Cuando la polarización destruye
No es secreto, para nadie, que, últimamente, hemos visto, a nivel general, aunque también de manera cercana, cómo en nuestro entorno social se ha optado por una división polarizante, que llega al punto de ver al prójimo como un enemigo.
Son preocupantes los ejemplos que se ven muy seguido en internet, como el linchamiento digital, que empezó hace unos meses contra el grupo musical mexico-americano, Yahritza y su Esencia, por emitir comentarios ofensivos sobre la comida mexicana; o de las burlas que genera el pertenecer a cierto grupo de fanáticos (o fandom) de ciertos artistas.
Incluso, podemos elevar estos ejemplos a temas un poco más “serios”, como la polarización entre chairos y fifís, de la que, si bien el señor presidente es responsable de fomentarla, también lo son quienes dicen oponerse al gobierno, pues, en ambos casos, se es incapaz de reconocer lo bueno, bello y verdadero que pudiera haber en el “bando contrario”.
Sea como sea, vivimos una época en la que la libertad de expresión y las herramientas que ofrecen las tecnologías de las telecomunicaciones han facilitado a todos emitir una opinión y, aunque esto, por sí mismo, es algo que puede considerarse como bueno, también interpela a darles un uso con responsabilidad, algo que, posiblemente, si hacemos un examen de conciencia profundo, nos daremos cuenta de que, muchas veces, no ejercemos a la hora de hablar.

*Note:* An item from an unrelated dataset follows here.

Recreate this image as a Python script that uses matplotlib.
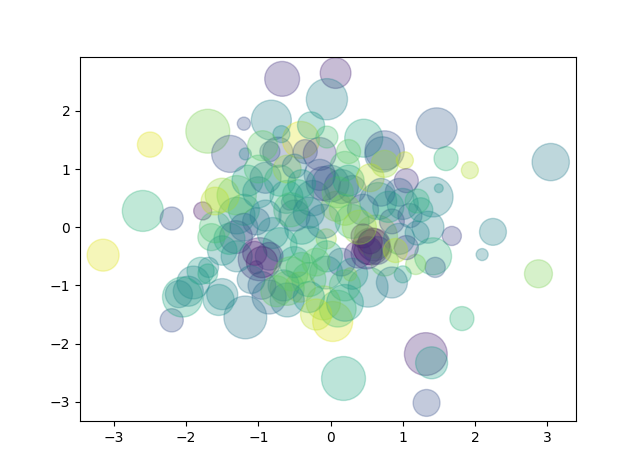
import matplotlib
matplotlib.use('Agg')

import matplotlib.pyplot as plt
import numpy as np

# bubble positions, colour values (0-1 on viridis) and sizes
x = [-3.15, -2.6, -2.2, -2.5, -1.7, -0.67, 0.07, -0.05, 1.47, 1.6,
     1.93, 3.05, 2.25, 2.1, 2.88, 1.68, 1.82, 1.32, 1.4, 1.33,
     0.18, -2.2, -1.18, 1.42, 1.5, 1.35, 1.42, 1.45, 0.46, 0.75,
     0.72, 0.75, 1.03, 1.05, -0.82, -1.2, -1.39, -1.18, -0.73, -0.84,
     -0.41, -0.15, -0.27, -0.68, -0.94, -1.77, -0.57, -0.61, -1.03, -0.98,
     -1.31, -1.03, -0.42, -1.69, -1.65, 0.56, 0.38, 0.63, 0.66, 0.08,
     0.52, 0.27, 1.18, 1.0, 0.85, -0.06, -0.06, 0.0, 0.15, -0.25,
     0.3, -0.1, 0.2, 0.6, 0.52, 0.03, 0.1, -0.1, -0.6, -0.65,
     -1.97, -2.1, -1.9, -2.05, -1.8, -1.7, -1.5, -1.55, -1.3, -1.5,
     -1.4, -1.6, -1.3, -1.2, -1.3, -1.5, -1.15, -1.0, -0.9, -0.7,
     -0.6, -1.0, -0.35, -0.5, 0.25, -0.05, 0.95, 1.0, 0.8, 1.1,
     0.95, 1.05, 0.75, 0.85, 1.2, 1.25, 0.15, 0.3, -0.05, 0.2,
     -0.3, -0.5, -0.3, -0.7, -0.4, -0.1, 0.3, 0.45, 0.2, -0.5,
     -0.8, -0.3, -0.6, -0.85, -0.95, -0.75,
     -0.95, -0.85, -1.05, -0.55, -0.4, -0.2, -0.55, -0.45, -0.3, 0.55,
     0.5, 0.65, 0.45, 0.1, 0.25, 0.55, 0.7, 0.2, -0.2, -1.1,
     -1.2, -0.9, 0.9, 0.4, -0.15, -0.4, 1.2, -1.6]
y = [-0.48, 0.28, 0.15, 1.42, 1.65, 2.55, 2.65, 2.2, 1.7, 1.18,
     0.98, 1.12, -0.08, -0.47, -0.8, -0.15, -1.57, -2.18, -2.33, -3.02,
     -2.6, -1.6, -1.55, 0.52, 0.67, 0.0, -0.5, -0.69, 1.53, 1.32,
     1.25, 1.09, 1.15, 0.8, 1.84, 1.78, 1.26, 1.26, 1.29, 1.3,
     1.5, 1.26, 1.75, 1.6, 1.4, 0.28, 0.43, 0.52, 0.1, -0.55,
     -0.17, -0.69, -1.03, -0.69, -0.17, -0.33, -0.47, -0.16, 0.45, 0.36,
     -1.03, -0.81, -0.64, -0.81, 0.1, -0.2, -0.78, 0.75, 0.7, 0.5,
     0.65, 0.75, 1.05, -0.3, -0.4, -1.62, -1.4, -1.3, -1.05, -1.0,
     -1.1, -1.15, -0.95, -1.2, -0.75, -0.8, -1.15, -1.25, -0.5, -0.4,
     -0.2, 0.0, 0.2, 0.3, 0.55, 0.55, 0.8, 0.6, 0.85, 0.8,
     1.0, 1.0, 1.3, 1.05, 1.3, 1.55, 0.6, 0.4, 0.35, 0.2,
     -0.2, -0.35, -0.6, -0.95, -0.1, 0.3, -0.6, -0.8, -0.5, -1.0,
     -0.9, -0.6, -0.3, -0.3, 0.0, 0.1, 0.1, 0.3, 0.3, 0.2,
     -0.1, -1.2, -1.25, -1.2, -1.0, -1.1,
     -0.6, -0.5, -0.45, -0.8, -0.7, -0.6, 0.3, 0.55, 0.25, -0.25,
     -0.45, -0.4, -0.15, 0.6, 0.8, 0.85, 0.6, -1.3, -1.5, -0.9,
     0.0, 0.2, -0.4, 0.0, 0.9, 0.75, 0.45, 0.45]
colors = [0.95, 0.65, 0.25, 0.95, 0.8, 0.15, 0.1, 0.45, 0.3, 0.65,
          0.88, 0.42, 0.45, 0.45, 0.8, 0.2, 0.65, 0.1, 0.55, 0.25,
          0.6, 0.25, 0.4, 0.45, 0.5, 0.45, 0.65, 0.3, 0.6, 0.25,
          0.35, 0.85, 0.92, 0.15, 0.45, 0.25, 0.25, 0.45, 0.25, 0.3,
          0.95, 0.2, 0.55, 0.5, 0.75, 0.05, 0.3, 0.6, 0.3, 0.1,
          0.15, 0.15, 0.95, 0.45, 0.7, 0.02, 0.1, 0.85, 0.6, 0.85,
          0.45, 0.9, 0.8, 0.6, 0.2, 0.85, 0.45, 0.35, 0.3, 0.4,
          0.25, 0.2, 0.7, 0.1, 0.05, 0.95, 0.7, 0.85, 0.8, 0.45,
          0.45, 0.4, 0.45, 0.6, 0.55, 0.6, 0.45, 0.5, 0.45, 0.5,
          0.6, 0.7, 0.45, 0.6, 0.75, 0.85, 0.55, 0.5, 0.35, 0.6,
          0.85, 0.7, 0.25, 0.4, 0.75, 0.7, 0.3, 0.45, 0.6, 0.3,
          0.45, 0.2, 0.75, 0.4, 0.45, 0.55, 0.3, 0.5, 0.6, 0.7,
          0.7, 0.5, 0.65, 0.6, 0.55, 0.4, 0.65, 0.35, 0.8, 0.35,
          0.5, 0.55, 0.45, 0.35, 0.3, 0.75,
          0.05, 0.2, 0.1, 0.75, 0.7, 0.75, 0.7, 0.65, 0.45, 0.05,
          0.15, 0.2, 0.1, 0.75, 0.6, 0.9, 0.35, 0.55, 0.9, 0.4,
          0.35, 0.45, 0.9, 0.85, 0.3, 0.55, 0.65, 0.9]
sizes = [530, 870, 275, 330, 1000, 630, 490, 880, 870, 300,
         150, 720, 375, 75, 405, 190, 300, 950, 530, 375,
         1000, 280, 950, 830, 40, 530, 710, 210, 750, 800,
         650, 380, 150, 300, 830, 90, 710, 75, 470, 210,
         710, 560, 380, 150, 470, 170, 130, 560, 380, 960,
         560, 90, 470, 210, 380, 710, 380, 960, 710, 470,
         830, 90, 210, 150, 320, 210, 560, 700, 600, 650,
         400, 600, 450, 550, 400, 830, 700, 600, 600, 500,
         470, 380, 560, 830, 380, 200, 500, 500, 500, 450,
         500, 500, 700, 500, 800, 600, 500, 500, 500, 500,
         400, 400, 300, 300, 300, 250, 400, 500, 500, 300,
         500, 300, 400, 500, 300, 300, 400, 500, 500, 500,
         600, 500, 700, 600, 600, 600, 600, 500, 500, 500,
         500, 500, 600, 600, 400, 500,
         500, 400, 300, 600, 500, 400, 600, 500, 500, 300,
         500, 400, 300, 500, 500, 400, 400, 700, 500, 400,
         400, 500, 300, 600, 500, 400, 300, 400]

fig, ax = plt.subplots(figsize=(6.4, 4.73), dpi=100)
ax.scatter(x, y, c=colors, s=sizes, alpha=0.3, cmap='viridis', vmin=0, vmax=1)
ax.set_xlim(-3.47, 3.40)
ax.set_ylim(-3.33, 2.93)

fig.savefig('out.png')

No está mal emitir opiniones, ni denunciar las injusticias, ni aplaudir o disentir con los demás y pretender uniformar el pensamiento de todos en una sola línea. Sería un insulto al plan divino, que, por algo, dio inteligencia, voluntad y libertad a cada ser humano. Lo malo entra cuando, en nombre de esa libertad, nos olvidamos del principal mandamiento de nuestra religión, que es la caridad.
“¿De qué me sirve hacer todo, si no tengo amor?”, pregunta San Pablo, en la Primera Carta a los Corintios (13, 1-3), y lo mismo nos podríamos preguntar nosotros mismos, cuando pensemos en dañar la dignidad de otro por nuestro nivel de polarización, que nos impide ver, en el “enemigo”, al prójimo, al que Cristo se refería cuando habló del Buen Samaritano (Lc 10, 25-37), al que debemos amar como a uno mismo.
Que nuestros impulsos naturales de libertad no nos hagan olvidar que, antes que todo, somos cristianos y que la única forma en la que se identifica a un verdadero cristiano en el mundo es la forma en la que ama a los suyos y a los extraños.
¡Ánimo firme! ¡Que viva la Cruz (necesitada de prójimos)!